Steve Smith Still Sparks One Of The Toughest Oilers Legacy Debates

Despite a career-defining own goal, Steve Smith's resilience and skill secure him a spot among the top Edmonton Oilers of all time.

Steve Smith will always be tied to one of the most infamous moments in Oilers history, but that one play never told the whole story.

In the updated Top 100 Edmonton Oilers of All Time list, Smith lands at No. 24, a drop from No. 16 on Robin Brownlee’s original 2015 ranking. The list, revived by Oilersnation, puts him behind Andy Moog at No. 25 and ahead of Zach Hyman at No. 26.

The moment everyone remembers came a little over five minutes into Game 7 of the 1986 Smythe Division final. Calgary’s Perry Berezan dumped the puck into the Edmonton zone with the score tied 2-2, and Smith, then a rookie on his 23rd birthday, gathered it behind his own net and tried to move it up ice. Instead, the puck bounced off Grant Fuhr’s skate and into the Oilers net.

That own goal changed everything in the series. Edmonton, fresh off back-to-back Stanley Cups, could not recover, and the push for a three-peat ended there.

Smith took the heat from fans, but Wayne Gretzky never accepted that version of events. In his autobiography, Gretzky called it a “total cop-out.”

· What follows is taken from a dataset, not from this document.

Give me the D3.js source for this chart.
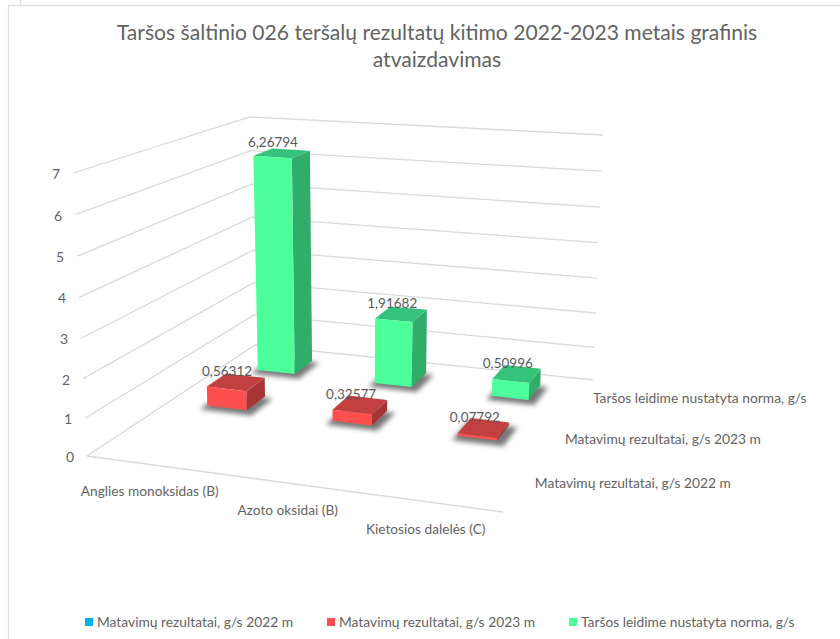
<!DOCTYPE html>
<html>
<head>
<meta charset="utf-8">
<style>
    html, body { margin: 0; padding: 0; background: #fff; }
    svg { display: block; font-family: Lato, "Open Sans", sans-serif; }
</style>
<script src="https://cdn.jsdelivr.net/npm/d3@7"></script>
</head>
<body>
<div id="my_dataviz"></div>
<script>
var title_lines = ["Taršos šaltinio 026 teršalų rezultatų kitimo 2022-2023 metais grafinis", "atvaizdavimas"];
var categories = ["Anglies monoksidas (B)", "Azoto oksidai (B)", "Kietosios dalelės (C)"];
var series_names = ["Matavimų rezultatai, g/s 2022 m", "Matavimų rezultatai, g/s 2023 m", "Taršos leidime nustatyta norma, g/s"];
var values_2022 = [null, null, null];
var values_2023 = [0.56312, 0.32577, 0.07792];
var values_norm = [6.26794, 1.91682, 0.50996];
var value_ticks = [0, 1, 2, 3, 4, 5, 6, 7];

var series_values = [values_2022, values_2023, values_norm];
var colors = [
    { front: "#00b0f0", top: "#0084b4", side: "#00709a" },
    { front: "#ff5050", top: "#c24040", side: "#a63636" },
    { front: "#4dff9b", top: "#35c27b", side: "#2fad69" }
];

var svg = d3.select("#my_dataviz").append("svg")
    .attr("width", 840)
    .attr("height", 639);

// the corners of the 3d box as they land on the page: c[u][v][w]
var c = [
    [[[87, 456], [73, 173]], [[255, 345], [250, 117]]],
    [[[503, 512], [518, 208]], [[593, 380], [603, 135]]]
];

var w_scale = d3.scalePow().exponent(1.035).domain([0, 7]).range([0, 1]);
var u_scale = d3.scaleBand().domain(d3.range(categories.length)).range([-0.015, 0.98]).paddingInner(0.685).paddingOuter(0.3425);
var v_scale = d3.scaleBand().domain(d3.range(series_names.length)).range([0.02, 1.02]).paddingInner(0.625).paddingOuter(0.3125);
var v_warp = d3.scalePow().exponent(0.9).domain([0, 1]).range([0, 1]);

function project(u, v, val) {
    let w = w_scale(val);
    let vv = v_warp(v);
    let p = [0, 1].map(function (i) {
        let a = c[0][0][0][i] * (1 - w) + c[0][0][1][i] * w;
        let b = c[1][0][0][i] * (1 - w) + c[1][0][1][i] * w;
        let d = c[0][1][0][i] * (1 - w) + c[0][1][1][i] * w;
        let e = c[1][1][0][i] * (1 - w) + c[1][1][1][i] * w;
        let front = a * (1 - u) + b * u;
        let back = d * (1 - u) + e * u;
        return front * (1 - vv) + back * vv;
    });
    return p;
}

function poly(points) {
    return points.map(function (p) { return p.join(","); }).join(" ");
}

// frame of the screenshot
svg.append("path")
    .attr("d", "M8.5,639V5.5H840M20.5,0V5")
    .attr("fill", "none")
    .attr("stroke", "#e0e0e0")
    .attr("stroke-width", 1.3);

var defs = svg.append("defs");
defs.append("filter").attr("id", "soft")
    .attr("x", "-40%").attr("y", "-40%").attr("width", "180%").attr("height", "180%")
    .append("feGaussianBlur").attr("stdDeviation", 2.6);

// title
svg.append("g").selectAll("text")
    .data(title_lines)
    .enter()
    .append("text")
    .attr("x", 437)
    .attr("y", function (d, i) { return 40 + i * 27; })
    .attr("text-anchor", "middle")
    .attr("font-size", 21.1)
    .attr("fill", "#636363")
    .text(function (d) { return d; });

// gridlines on the two walls
var grid = svg.append("g")
    .attr("fill", "none")
    .attr("stroke", "#d9d9d9")
    .attr("stroke-width", 1.3);
grid.selectAll("polyline")
    .data(value_ticks)
    .enter()
    .append("polyline")
    .attr("points", function (d) { return poly([project(0, 0, d), project(0, 1, d), project(1, 1, d)]); });
grid.append("polyline")
    .attr("points", poly([project(0, 0, 0), project(1, 0, 0)]));

// value axis labels
svg.append("g").selectAll("text")
    .data(value_ticks)
    .enter()
    .append("text")
    .attr("x", function (d) { return project(0, 0, d)[0] - 17; })
    .attr("y", function (d) { return project(0, 0, d)[1] + 6; })
    .attr("text-anchor", "middle")
    .attr("font-size", 14)
    .attr("fill", "#636363")
    .text(function (d) { return d; });

// category labels
svg.append("g").selectAll("text")
    .data(categories)
    .enter()
    .append("text")
    .attr("x", function (d, i) { return project(u_scale(i) + u_scale.bandwidth() / 2, 0, 0)[0]; })
    .attr("y", function (d, i) { return project(u_scale(i) + u_scale.bandwidth() / 2, 0, 0)[1] + 32; })
    .attr("text-anchor", "middle")
    .attr("font-size", 13.7)
    .attr("fill", "#636363")
    .text(function (d) { return d; });

// series labels along the right edge of the floor
svg.append("g").selectAll("text")
    .data(series_names)
    .enter()
    .append("text")
    .attr("x", function (d, i) { return project(1, v_scale(i) + v_scale.bandwidth() / 2, 0)[0] + 12; })
    .attr("y", function (d, i) { return project(1, v_scale(i) + v_scale.bandwidth() / 2, 0)[1] + 5; })
    .attr("font-size", 13.8)
    .attr("fill", "#636363")
    .text(function (d) { return d; });

// bars, back row first
var fmt = d3.formatLocale({ decimal: ",", thousands: "", grouping: [3], currency: ["", ""] }).format(".5f");
var bars = [];
for (let s = series_names.length - 1; s >= 0; s--) {
    for (let i = 0; i < categories.length; i++) {
        if (series_values[s][i] != null)
            bars.push({ s: s, i: i, value: series_values[s][i] });
    }
}

var bar_groups = svg.append("g").selectAll("g")
    .data(bars)
    .enter()
    .append("g");

function corners(d) {
    let u0 = u_scale(d.i), u1 = u0 + u_scale.bandwidth();
    let v0 = v_scale(d.s), v1 = v0 + v_scale.bandwidth();
    return { u0: u0, u1: u1, v0: v0, v1: v1 };
}

bar_groups.append("polygon")
    .attr("filter", "url(#soft)")
    .attr("fill", "#4a4a4a")
    .attr("opacity", 0.75)
    .attr("points", function (d) {
        let k = corners(d);
        return poly([
            project(k.u0 - 0.005, k.v0 - 0.035, 0),
            project(k.u1 + 0.025, k.v0 - 0.035, 0),
            project(k.u1 + 0.025, k.v1 - 0.01, 0),
            project(k.u0 - 0.005, k.v1 - 0.01, 0)
        ]);
    });
bar_groups.append("polygon")
    .attr("fill", function (d) { return colors[d.s].side; })
    .attr("points", function (d) {
        let k = corners(d);
        return poly([project(k.u1, k.v0, 0), project(k.u1, k.v1, 0), project(k.u1, k.v1, d.value), project(k.u1, k.v0, d.value)]);
    });
bar_groups.append("polygon")
    .attr("fill", function (d) { return colors[d.s].top; })
    .attr("points", function (d) {
        let k = corners(d);
        return poly([project(k.u0, k.v0, d.value), project(k.u1, k.v0, d.value), project(k.u1, k.v1, d.value), project(k.u0, k.v1, d.value)]);
    });
bar_groups.append("polygon")
    .attr("fill", function (d) { return colors[d.s].front; })
    .attr("points", function (d) {
        let k = corners(d);
        return poly([project(k.u0, k.v0, 0), project(k.u1, k.v0, 0), project(k.u1, k.v0, d.value), project(k.u0, k.v0, d.value)]);
    });

// data labels over the bars
svg.append("g").selectAll("text")
    .data(bars)
    .enter()
    .append("text")
    .attr("x", function (d) {
        let k = corners(d);
        return project((k.u0 + k.u1) / 2, (k.v0 + k.v1) / 2, d.value)[0] - 9;
    })
    .attr("y", function (d) {
        let k = corners(d);
        return project((k.u0 + k.u1) / 2, (k.v0 + k.v1) / 2, d.value)[1] - 6;
    })
    .attr("text-anchor", "middle")
    .attr("font-size", 13.5)
    .attr("fill", "#595959")
    .text(function (d) { return fmt(d.value); });

// legend
var legend_x = d3.scaleLinear().domain([0, 2]).range([85, 569]);
var legend = svg.append("g").selectAll("g")
    .data(series_names)
    .enter()
    .append("g")
    .attr("transform", function (d, i) { return "translate(" + legend_x(i) + ",622)"; });
legend.append("rect")
    .attr("x", 0).attr("y", -4)
    .attr("width", 8).attr("height", 8)
    .attr("fill", function (d, i) { return colors[i].front; });
legend.append("text")
    .attr("x", 12)
    .attr("y", 5)
    .attr("font-size", 13.8)
    .attr("fill", "#636363")
    .text(function (d) { return d; });
</script>
</body>
</html>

And when the Oilers won the 1987 Stanley Cup final on home ice, Gretzky made sure Smith got his moment too. After receiving the trophy from president John Ziegler, he lifted it briefly and then handed it straight to Smith.

Smith had been drafted by Edmonton in the sixth round of the 1981 draft, and once he got past that early-career nightmare, he carved out a much bigger reputation. The 1987-88 season, his third in the league, became his best. He set then career highs in goals, assists, points and penalty minutes with 12, 43, 55 and 286.

He was never just the guy who scored on his own net. Smith grew into a tough, shutdown defender who also brought offense, becoming a trusted option for Glen Sather and leading Oilers defencemen in scoring in three of the first four seasons after Paul Coffey’s departure.

Smith stayed in Edmonton until an October 1991 trade sent him out and brought back Dave Manson, along with a third-round pick that was later used to select Kirk Maltby. After seven seasons with the Oilers, he spent six years in Chicago, where his offensive game remained a factor for two seasons. He then signed with the Calgary Flames as a free agent in 1998, spent three years there, and retired after appearing in just 13 games in the 2000-01 season.

Brownlee’s original writeup made the case plainly: Smith was “a helluva defenseman” for Edmonton and won the Stanley Cup three times with the club. But the Game 7 own goal against Calgary, Brownlee wrote, was the image that stuck.

It left Smith sprawled face down on the ice while the crowd watched in shock, followed by tears in the dressing room. Still, Brownlee’s point was clear: that one moment was unforgettable, but it did not define him.